Mr Rooney lived a “very long and good life . . . this wonderful story of a wonderful man,” Cardinal Donald Wuerl said during his homily.
The cardinal spoke of Mr Rooney’s involvement in starting The Ireland Funds, and of the businessman’s vision for a peaceful Ireland and his support for integrated education for young Catholic and Protestant children in Northern Ireland.
One of Mr Rooney’s lasting legacies is the creation of the “Rooney Rule”, which requires NFL teams interview minority candidates for head coaching jobs.
In 1976, Mr Rooney and Irish businessman Sir Anthony O’Reilly, then a senior executive at food group Heinz, established the Ireland Funds in Pittsburgh to raise money aimed at promoting peace and reconciliation in Ireland from Irish Americans who wanted to help Northern Ireland during the Troubles.
The charity helped draw money away from the republican movement which was raising funds at the time through Noraid in the US.

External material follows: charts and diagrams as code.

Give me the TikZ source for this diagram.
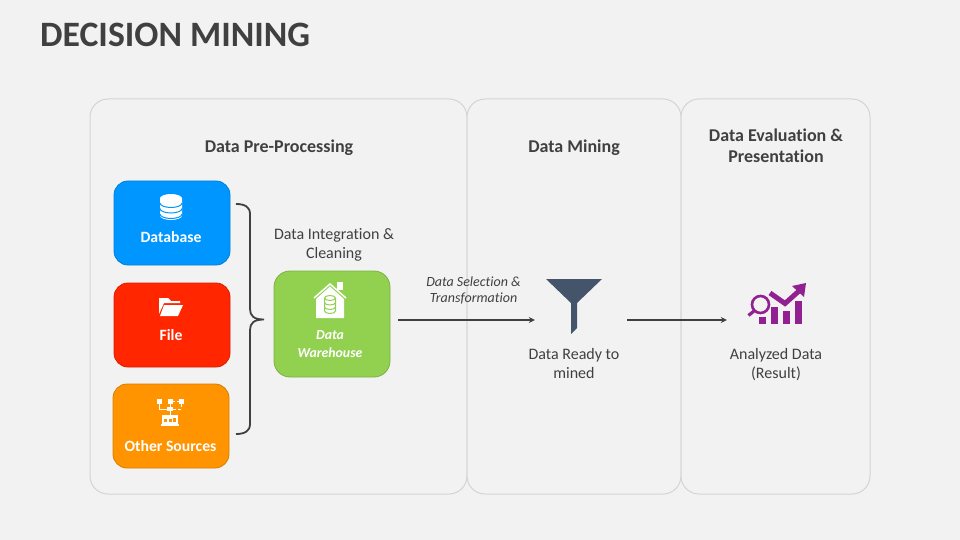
\documentclass[tikz,border=0pt]{standalone}
\usepackage{fontspec}
\usetikzlibrary{arrows.meta}
\setmainfont[Ligatures=NoCommon]{Carlito}

\definecolor{slidebg}{HTML}{F2F2F2}
\definecolor{panelline}{HTML}{D4D4D4}
\definecolor{darktext}{HTML}{404040}
\definecolor{dbblue}{HTML}{0096FF}
\definecolor{filered}{HTML}{FF2600}
\definecolor{otherorange}{HTML}{FF9300}
\definecolor{whgreen}{HTML}{92D050}
\definecolor{funnelblue}{HTML}{44546A}
\definecolor{chartpurple}{HTML}{912091}

\tikzset{
	panel/.style={draw=panelline, fill=slidebg, rounded corners=18pt, line width=1pt, minimum height=395pt},
	srcbox/.style={draw=#1!85!black, fill=#1, rounded corners=14pt, line width=0.8pt, minimum width=116pt, minimum height=84pt},
	heading/.style={text=darktext, align=center, font=\fontsize{18}{21}\selectfont\bfseries},
	boxlabel/.style={text=white, align=center, font=\fontsize{15.7}{18}\selectfont\bfseries},
	plainlabel/.style={text=darktext, align=center, font=\fontsize{16}{19}\selectfont},
	flow/.style={draw=darktext, line width=1.5pt, -{Stealth[length=6pt,width=6pt]}}
}

\begin{document}
\begin{tikzpicture}[x=1pt, y=-1pt]
	\fill[slidebg] (0,0) rectangle (960,540);
	\useasboundingbox (0,0) rectangle (960,540);

	% Title
	\node[text=darktext, font=\fontsize{35.7}{40}\selectfont\bfseries, anchor=west, inner sep=0pt] (title) at (40,34.5) {DECISION MINING};

	% Panels
	\node[panel, minimum width=377pt] (prep) at (278.5,296.5) {};
	\node[panel, minimum width=214pt] (mining) at (574,296.5) {};
	\node[panel, minimum width=189pt] (eval) at (775.5,296.5) {};

	\node[heading] (prephead) at (279,147.5) {Data Pre-Processing};
	\node[heading] (mininghead) at (574,147.5) {Data Mining};
	\node[heading] (evalhead) at (776,145.5) {Data Evaluation \&\\Presentation};

	% Source boxes
	\node[srcbox=dbblue] (db) at (172,223) {};
	\node[srcbox=filered] (file) at (172,325) {};
	\node[srcbox=otherorange] (other) at (171,426) {};
	\node[srcbox=whgreen, minimum height=106pt, rounded corners=16pt] (wh) at (332,324) {};

	\node[boxlabel] (dblabel) at (171,237) {Database};
	\node[boxlabel] (filelabel) at (171,335) {File};
	\node[boxlabel] (otherlabel) at (170.5,446) {Other Sources};
	\node[boxlabel, font=\fontsize{13.8}{18}\selectfont\bfseries\itshape] (whlabel) at (330,344) {Data\\Warehouse};
	\node[plainlabel] (whhead) at (334,245) {Data Integration \&\\Cleaning};

	% Database icon
	\fill[white] (160,198.5) arc (180:360:11 and 4.5) -- (182,215.5) arc (0:180:11 and 4.5) -- cycle;
	\draw[dbblue, line width=1pt] (160,203) arc (180:0:11 and 4.5);
	\draw[dbblue, line width=1pt] (160,208.5) arc (180:0:11 and 4.5);
	\draw[dbblue, line width=1pt] (160,214) arc (180:0:11 and 4.5);

	% Folder icon
	\fill[white] (159,314) -- (159,298) -- (168,298) -- (171,301) -- (180,301) -- (180,303) -- (164,303) -- cycle;
	\fill[white] (164,305) -- (183,305) -- (178,316) -- (160,316) -- cycle;

	% Network icon
	\fill[white] (156.5,398.5) rectangle (161.5,403.5);
	\fill[white] (167.5,398.5) rectangle (172.5,403.5);
	\fill[white] (178.5,398.5) rectangle (183.5,403.5);
	\fill[white] (167,407) rectangle (173,411);
	\draw[white, line width=0.7pt] (159,403) -- (159,409) -- (167,409);
	\draw[white, line width=0.7pt] (170,403) -- (170,415);
	\draw[white, line width=0.7pt, densely dashed] (173,409) -- (181,409) -- (181,403);
	\draw[white, line width=0.7pt, densely dashed] (172,401) -- (179,401);
	\fill[white] (162,415) rectangle (178,424);
	\fill[white] (161,424) rectangle (179,426);
	\fill[otherorange] (164,419) rectangle (167,422);
	\fill[otherorange] (168.5,419) rectangle (171.5,422);
	\fill[otherorange] (173,418) rectangle (176,422);

	% House icon
	\draw[white, line width=1.5pt] (314,298) -- (330,284) -- (346,298);
	\fill[white] (337,282) rectangle (343,290);
	\fill[white] (316,299) -- (330,286.5) -- (344,299) -- (344,318) -- (316,318) -- cycle;
	\draw[whgreen, line width=1pt] (330,298) ellipse (5.5 and 2.5);
	\draw[whgreen, line width=1pt] (324.5,298) -- (324.5,311) arc (180:0:5.5 and 2.5) -- (335.5,298);
	\draw[whgreen, line width=1pt] (324.5,302.5) arc (180:0:5.5 and 2.5);
	\draw[whgreen, line width=1pt] (324.5,307) arc (180:0:5.5 and 2.5);

	% Brace
	\coordinate (bracetop) at (236,204);
	\coordinate (bracetip) at (264,319.5);
	\coordinate (bracebot) at (236,434);
	\draw[darktext, line width=1.8pt] (bracetop) .. controls (245,204) and (250,207) .. (250,214)
		-- (250,309) .. controls (250,316) and (254,319.5) .. (bracetip)
		.. controls (254,319.5) and (250,323) .. (250,330)
		-- (250,424) .. controls (250,431) and (245,434) .. (bracebot);

	% Funnel icon
	\node[minimum width=56pt, minimum height=55pt, inner sep=0pt] (funnel) at (574,306.5) {};
	\fill[funnelblue] (546,279) -- (602,279) -- (577,303) -- (577,328) -- (571,334) -- (571,303) -- cycle;
	\node[plainlabel] (funnellabel) at (574,363.5) {Data Ready to\\mined};

	% Chart icon
	\node[minimum width=60pt, minimum height=42pt, inner sep=0pt] (chart) at (777,304) {};
	\fill[chartpurple] (759,317) rectangle (766,323.5);
	\fill[chartpurple] (771,307) rectangle (778,323.5);
	\fill[chartpurple] (783,311) rectangle (790,323.5);
	\fill[chartpurple] (795,301) rectangle (802,323.5);
	\draw[chartpurple, line width=5pt] (770,293) -- (785,303.5) -- (799,291);
	\fill[chartpurple] (792,286) -- (806,283) -- (804,297) -- cycle;
	\draw[chartpurple, line width=2.6pt] (760.5,304.5) circle (8.5);
	\draw[chartpurple, line width=3.2pt] (754,311) -- (748.5,315.5);
	\node[plainlabel] (chartlabel) at (776,365) {Analyzed Data\\(Result)};

	% Arrows
	\draw[flow] ([shift={(8,-4)}]wh.east) -- ([shift={(-11,13.5)}]funnel.west);
	\draw[flow] ([shift={(25,13.5)}]funnel.east) -- ([shift={(-20,16)}]chart.west);
	\node[text=darktext, align=center, inner sep=0pt, font=\fontsize{14}{16}\selectfont\itshape] (sellabel) at (473.5,290) {Data Selection \&\\Transformation};
\end{tikzpicture}
\end{document}
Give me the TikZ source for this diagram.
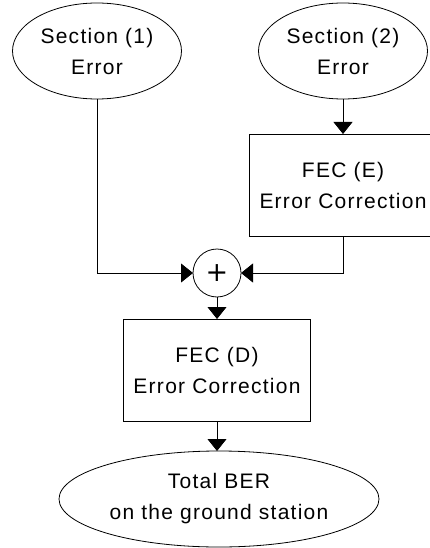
\documentclass[tikz,border=0pt]{standalone}
\usepackage{fontspec}
\newfontfamily\diagfont[LetterSpace=6]{Liberation Sans}
\newfontfamily\plusfont{DejaVu Sans}
\usetikzlibrary{shapes.geometric,arrows.meta}
\begin{document}
\begin{tikzpicture}[x=1pt,y=-1pt,
  every node/.style={font=\diagfont\fontsize{21}{31}\selectfont, align=center, inner sep=0pt, outer sep=0pt},
  ell/.style={draw, line width=0.8pt, ellipse, minimum width=169pt, minimum height=96pt},
  wideell/.style={ell, minimum width=320pt},
  box/.style={draw, line width=0.8pt, rectangle, minimum width=187pt, minimum height=102pt},
  sumnode/.style={draw, line width=0.8pt, circle, minimum size=48pt, font=\plusfont\fontsize{27}{27}\selectfont},
  link/.style={-{Triangle[length=12pt,width=19pt]}, line width=0.8pt}
]
\useasboundingbox (0,0) rectangle (429,548);
\node[ell] (e1) at (97,51) {Section (1)\\Error};
\node[ell] (e2) at (343,51) {Section (2)\\Error};
\node[box] (fecE) at (343,185) {FEC (E)\\Error Correction};
\node[sumnode] (plus) at (217,273) {+};
\node[box] (fecD) at (217,370) {FEC (D)\\Error Correction};
\node[wideell] (total) at (219,499) {Total BER\\on the ground station};
\draw[link] (e1.south) |- (plus.west);
\draw[link] (e2.south) -- (fecE.north);
\draw[link] (fecE.south) |- (plus.east);
\draw[link] (plus.south) -- (fecD.north);
\draw[link] (fecD.south) -- (total.north -| fecD.south);
\end{tikzpicture}
\end{document}
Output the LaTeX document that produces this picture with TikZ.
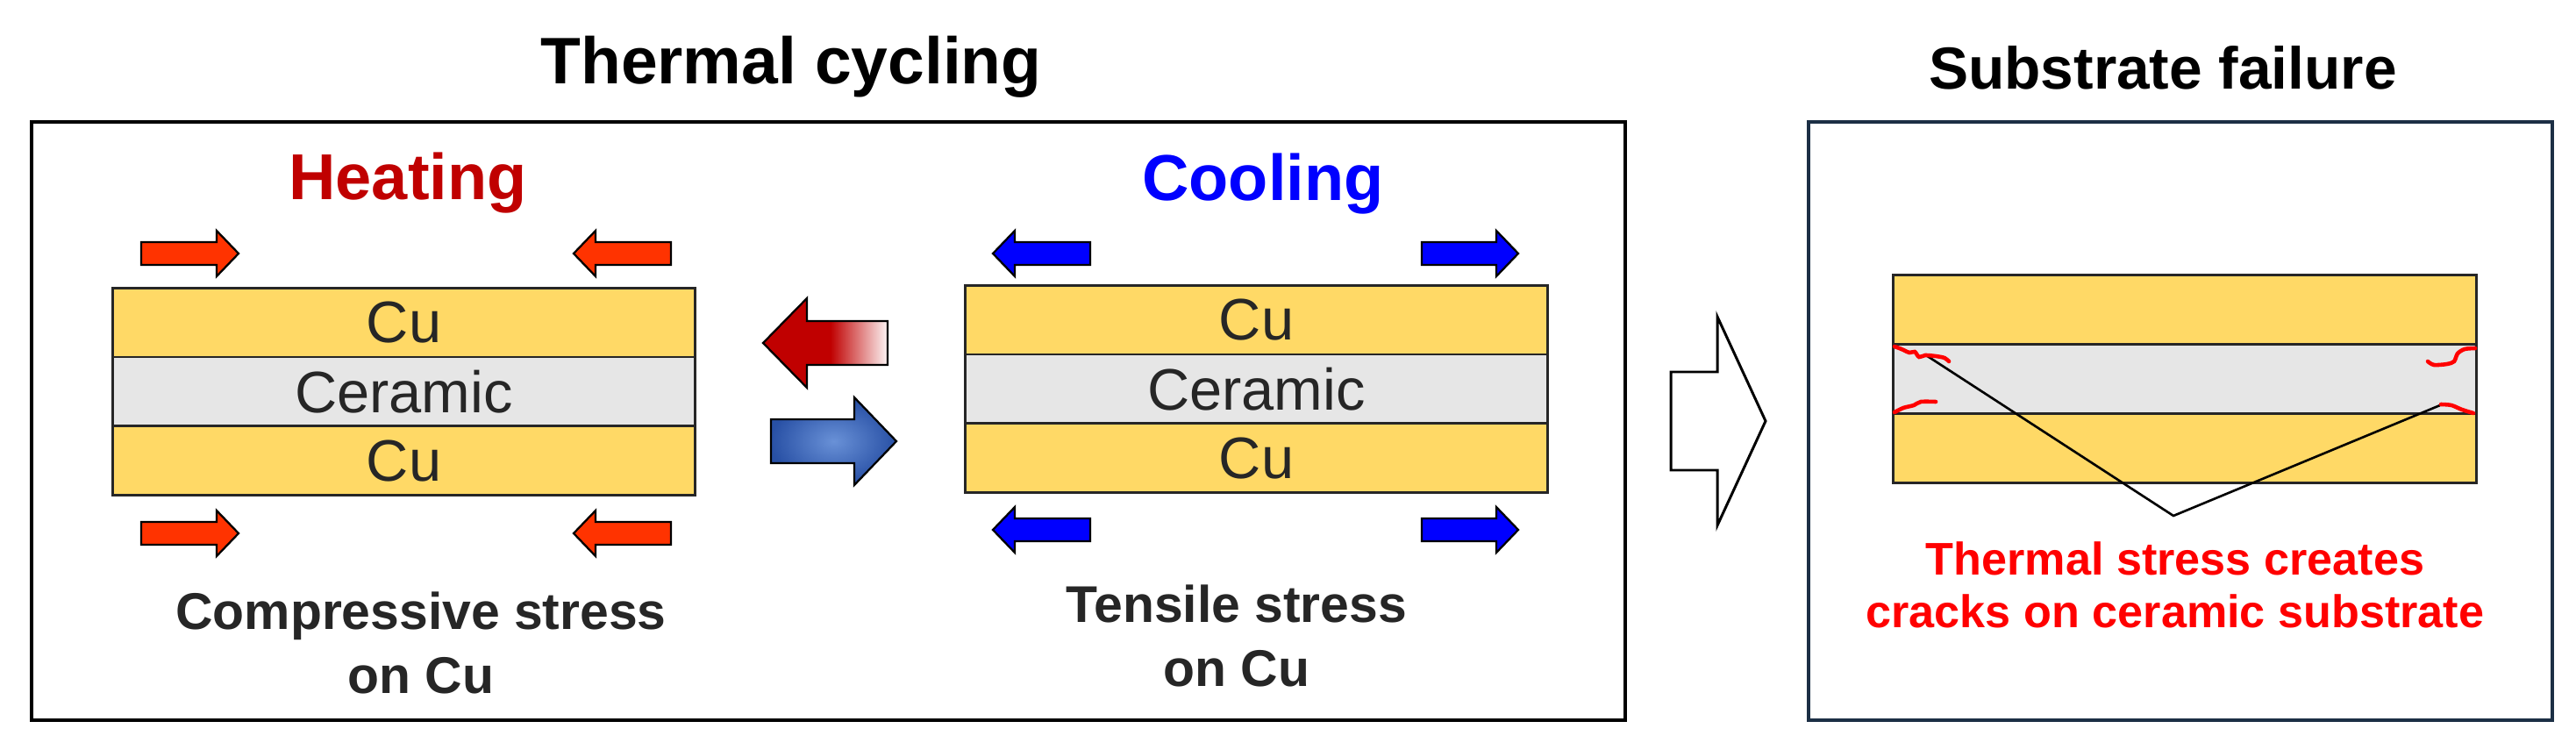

The Ireland Funds, which marked its 40th anniversary last year, has raised more than $550 million (€519 million) in 12 countries for more than 3,000 non-profit groups in Ireland and elsewhere.
Among the Irish in attendance were Ireland’s ambassador in Washington Anne Anderson, hotelier John Fitzpatrick and Kieran McLoughlin, chairman and chief executive of The Ireland Funds, the charity Mr Rooney helped co-found 41 years ago, and Peter McKenna, stadium director of Croke Park.